The top spot on Forbes’ list of America’s Best Employers for Diversity went to Northern Trust, an investment management firm of 17,800 employees. Women comprise 38% of Northern Trust’s top executives, while African-Americans make up 23% of the board. The organization has continuous Diversity at Work training and a variety of Business Resource Councils that advance diversity efforts, including a Latin Heritage Leadership Council and a Military Appreciation and Assistance Resource Council, according to their website.
Levy, which took the third spot on Forbes’ list, employs similar tactics in creating councils and groups dedicated to diversity, according to a report released by their parent company Compass Group. The report also features their diversity awards, training opportunities and diverse employees throughout.

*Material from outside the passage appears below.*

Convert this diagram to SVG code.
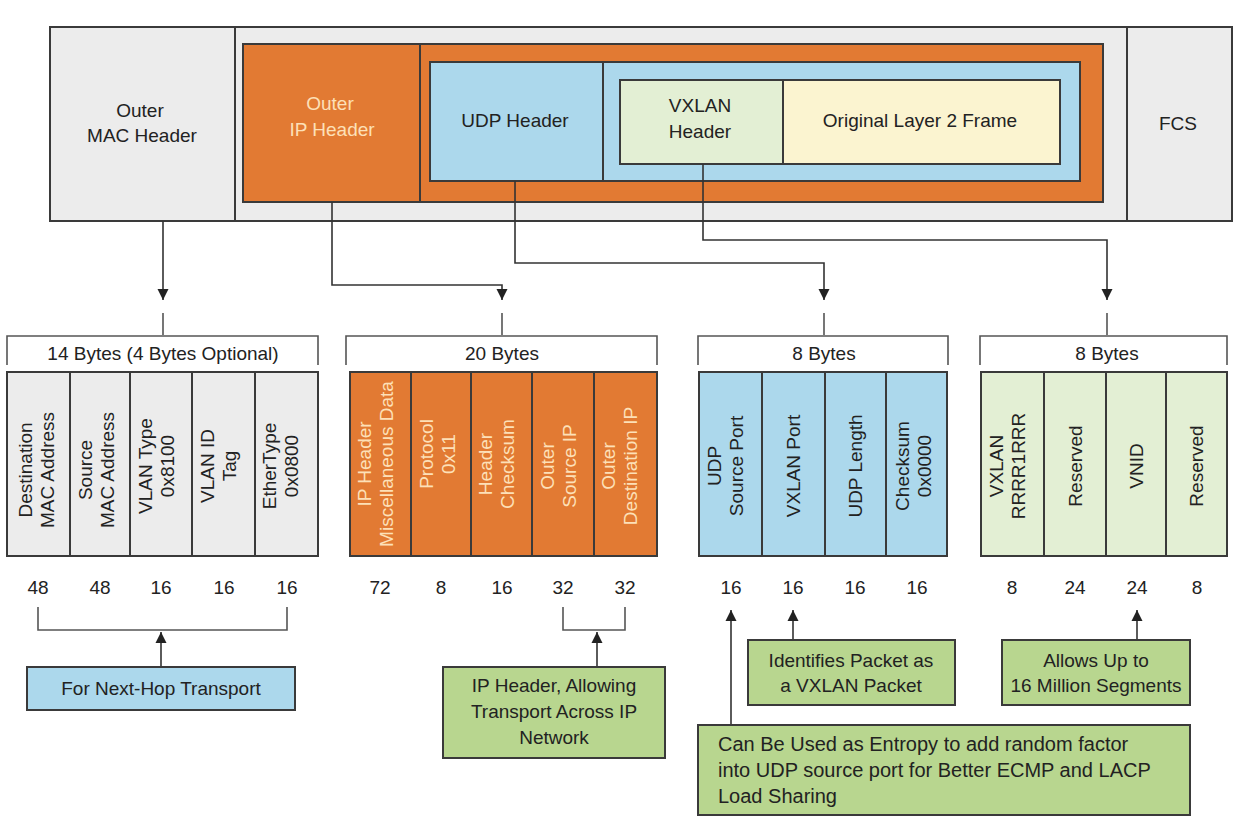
<svg xmlns="http://www.w3.org/2000/svg" width="1242" height="830" viewBox="0 0 1242 830">
<defs>
<marker id="ah" viewBox="0 0 10 10" refX="10" refY="5" markerWidth="7" markerHeight="7" orient="auto"><path d="M0,0 L10,5 L0,10 z" fill="#222"/></marker>
<style>
text{font-family:"Liberation Sans",Arial,sans-serif;fill:#222;}
.b{stroke:#3a3a3a;stroke-width:2;}
.g{fill:#ececec;}.o{fill:#e27a33;}.u{fill:#acd8ec;}.v{fill:#e3efd4;}.y{fill:#fbf4d0;}.n{fill:#b8d68f;}
.t{font-size:19px;text-anchor:middle;}
.f{font-size:19px;text-anchor:middle;}
.s{font-size:20px;text-anchor:start;}
.ot{fill:#fde0b8;}
.c{fill:none;stroke:#333;stroke-width:1.6;}
.br{fill:none;stroke:#555;stroke-width:1.6;}
</style>
</defs>
<g id="frame">
<rect class="b g" x="50" y="27" width="1182" height="194"/>
<line class="b" x1="235" y1="27" x2="235" y2="221"/>
<line class="b" x1="1127" y1="27" x2="1127" y2="221"/>
<text class="t" x="140" y="117">Outer</text><text class="t" x="142" y="142">MAC Header</text>
<text class="t" x="1178" y="130">FCS</text>
</g>
<g id="outer-ip">
<rect class="b o" x="243" y="44" width="860" height="158"/>
<line class="b" x1="420" y1="44" x2="420" y2="202"/>
<text class="t ot" x="330" y="110">Outer</text><text class="t ot" x="332" y="136">IP Header</text>
</g>
<g id="udp">
<rect class="b u" x="430" y="62" width="650" height="119"/>
<line class="b" x1="603" y1="62" x2="603" y2="181"/>
<text class="t" x="515" y="127">UDP Header</text>
</g>
<g id="vxlan">
<rect class="b v" x="620" y="80" width="163" height="84"/>
<rect class="b y" x="783" y="80" width="277" height="84"/>
<text class="t" x="700" y="112">VXLAN</text><text class="t" x="700" y="138">Header</text>
<text class="t" x="920" y="127">Original Layer 2 Frame</text>
</g>
<g id="connectors">
<path class="c" d="M163,221 V300" marker-end="url(#ah)"/>
<path class="c" d="M332,202 V285 H502 V300" marker-end="url(#ah)"/>
<path class="c" d="M515,181 V263 H824 V300" marker-end="url(#ah)"/>
<path class="c" d="M703,164 V240 H1107 V300" marker-end="url(#ah)"/>
<path class="br" d="M163,313 V335 M502,313 V335 M824,313 V335 M1107,313 V335"/>
<path class="br" d="M7,365 V336 H318 V365 M346,365 V336 H657 V365 M698,365 V336 H948 V365 M980,365 V336 H1227 V365"/>
<path class="br" d="M38,607 V630 H287 V607 M563,607 V630 H625 V607"/>
<path class="c" d="M161,667 V632" marker-end="url(#ah)"/>
<path class="c" d="M597,667 V632" marker-end="url(#ah)"/>
<path class="c" d="M731,725 V610" marker-end="url(#ah)"/>
<path class="c" d="M793,640 V610" marker-end="url(#ah)"/>
<path class="c" d="M1137,640 V610" marker-end="url(#ah)"/>
</g>
<g id="bytes-labels">
<text class="t" x="163" y="360">14 Bytes (4 Bytes Optional)</text>
<text class="t" x="502" y="360">20 Bytes</text>
<text class="t" x="824" y="360">8 Bytes</text>
<text class="t" x="1107" y="360">8 Bytes</text>
</g>
<g id="mac-fields">
<rect class="b g" x="7" y="372" width="311" height="184"/>
<path class="b" d="M70,372V556M130,372V556M192,372V556M255,372V556"/>
<text class="f" transform="translate(32,470) rotate(-90)">Destination</text>
<text class="f" transform="translate(54,470) rotate(-90)">MAC Address</text>
<text class="f" transform="translate(92,470) rotate(-90)">Source</text>
<text class="f" transform="translate(114,470) rotate(-90)">MAC Address</text>
<text class="f" transform="translate(152,466) rotate(-90)">VLAN Type</text>
<text class="f" transform="translate(174,466) rotate(-90)">0x8100</text>
<text class="f" transform="translate(214,466) rotate(-90)">VLAN ID</text>
<text class="f" transform="translate(236,466) rotate(-90)">Tag</text>
<text class="f" transform="translate(276,466) rotate(-90)">EtherType</text>
<text class="f" transform="translate(298,466) rotate(-90)">0x0800</text>
</g>
<g id="ip-fields">
<rect class="b o" x="350" y="372" width="307" height="184"/>
<path class="b" d="M411,372V556M471,372V556M532,372V556M594,372V556"/>
<text class="f ot" transform="translate(371,464) rotate(-90)">IP Header</text>
<text class="f ot" transform="translate(393,464) rotate(-90)">Miscellaneous Data</text>
<text class="f ot" transform="translate(433,454) rotate(-90)">Protocol</text>
<text class="f ot" transform="translate(455,454) rotate(-90)">0x11</text>
<text class="f ot" transform="translate(492,464) rotate(-90)">Header</text>
<text class="f ot" transform="translate(514,464) rotate(-90)">Checksum</text>
<text class="f ot" transform="translate(554,466) rotate(-90)">Outer</text>
<text class="f ot" transform="translate(576,466) rotate(-90)">Source IP</text>
<text class="f ot" transform="translate(615,466) rotate(-90)">Outer</text>
<text class="f ot" transform="translate(637,466) rotate(-90)">Destination IP</text>
</g>
<g id="udp-fields">
<rect class="b u" x="699" y="372" width="248" height="184"/>
<path class="b" d="M762,372V556M825,372V556M886,372V556"/>
<text class="f" transform="translate(721,466) rotate(-90)">UDP</text>
<text class="f" transform="translate(743,466) rotate(-90)">Source Port</text>
<text class="f" transform="translate(800,466) rotate(-90)">VXLAN Port</text>
<text class="f" transform="translate(862,466) rotate(-90)">UDP Length</text>
<text class="f" transform="translate(909,466) rotate(-90)">Checksum</text>
<text class="f" transform="translate(931,466) rotate(-90)">0x0000</text>
</g>
<g id="vxlan-fields">
<rect class="b v" x="981" y="372" width="246" height="184"/>
<path class="b" d="M1044,372V556M1106,372V556M1166,372V556"/>
<text class="f" transform="translate(1003,466) rotate(-90)">VXLAN</text>
<text class="f" transform="translate(1025,466) rotate(-90)">RRRR1RRR</text>
<text class="f" transform="translate(1082,466) rotate(-90)">Reserved</text>
<text class="f" transform="translate(1143,466) rotate(-90)">VNID</text>
<text class="f" transform="translate(1203,466) rotate(-90)">Reserved</text>
</g>
<g id="bit-counts">
<text class="t" x="38" y="594">48</text><text class="t" x="100" y="594">48</text><text class="t" x="161" y="594">16</text><text class="t" x="224" y="594">16</text><text class="t" x="287" y="594">16</text>
<text class="t" x="380" y="594">72</text><text class="t" x="441" y="594">8</text><text class="t" x="502" y="594">16</text><text class="t" x="563" y="594">32</text><text class="t" x="625" y="594">32</text>
<text class="t" x="731" y="594">16</text><text class="t" x="793" y="594">16</text><text class="t" x="855" y="594">16</text><text class="t" x="917" y="594">16</text>
<text class="t" x="1012" y="594">8</text><text class="t" x="1075" y="594">24</text><text class="t" x="1137" y="594">24</text><text class="t" x="1197" y="594">8</text>
</g>
<g id="note-nexthop">
<rect class="b u" x="27" y="667" width="268" height="43"/>
<text class="t" x="161" y="695">For Next-Hop Transport</text>
</g>
<g id="note-ip">
<rect class="b n" x="443" y="667" width="222" height="91"/>
<text class="t" x="554" y="692">IP Header, Allowing</text>
<text class="t" x="554" y="718">Transport Across IP</text>
<text class="t" x="554" y="744">Network</text>
</g>
<g id="note-vxlan-port">
<rect class="b n" x="748" y="640" width="207" height="65"/>
<text class="t" x="851" y="667">Identifies Packet as</text>
<text class="t" x="851" y="692">a VXLAN Packet</text>
</g>
<g id="note-vnid">
<rect class="b n" x="1002" y="640" width="188" height="65"/>
<text class="t" x="1096" y="667">Allows Up to</text>
<text class="t" x="1096" y="692">16 Million Segments</text>
</g>
<g id="note-entropy">
<rect class="b n" x="698" y="725" width="492" height="90"/>
<text class="s" x="718" y="751">Can Be Used as Entropy to add random factor</text>
<text class="s" x="718" y="777">into UDP source port for Better ECMP and LACP</text>
<text class="s" x="718" y="803">Load Sharing</text>
</g>
</svg>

Best Practices For Diversity
Organizations struggling with diversity can take note of the exemplary companies above and use the following tactics to create a more diverse and inclusive working environment:
Identify New Talent Pools And Accommodate Differences
Companies can expand their talent pool and increase their performance by actively seeking out diverse hires. This process can occur at a number of levels beyond the traditional new-hire resources: Reach out to new talent by offering scholarships and internships that appeal to minority demographics. Make it easier for applicants like veterans and those with disabilities to apply applications and hiring policies that accommodate their differences. Maintain those hires by adapting their work environment to encourage and engage them.
Train Leaders And HR
All leadership should be equipped with the knowledge necessary to actively encourage and engage all of their employees. Training leadership positions in diversity, inclusion and unconscious bias is a major step toward creating an atmosphere of tolerance and empowerment for minorities.

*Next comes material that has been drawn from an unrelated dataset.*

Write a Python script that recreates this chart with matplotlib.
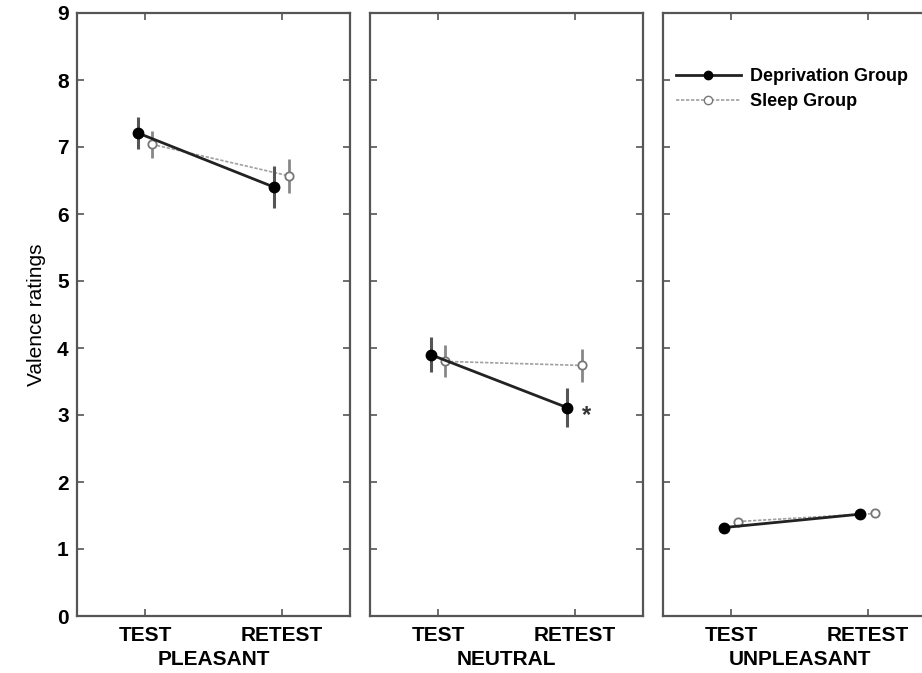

The key to maintaining minority employees is to include tools that empower them. Activities like mentorship programs and networking events can boost engagement and inclusion for minority hires. 30% of surveyed women felt that there were obstacles in the workplace culture that hindered gender diversity. Policies for working mothers and maternity leave boost women’s confidence in their employer and the safety of their position.
Modify The Company Image
Just as a company should reflect their customer base, a company should reflect their employees in their image and branding; in other words, diversity should be a part of the company image, not only to appeal to the consumer, but to encourage other talent demographics to apply. Placing minority demographics in leadership roles is an important message that those of all backgrounds are capable of succeeding within the company.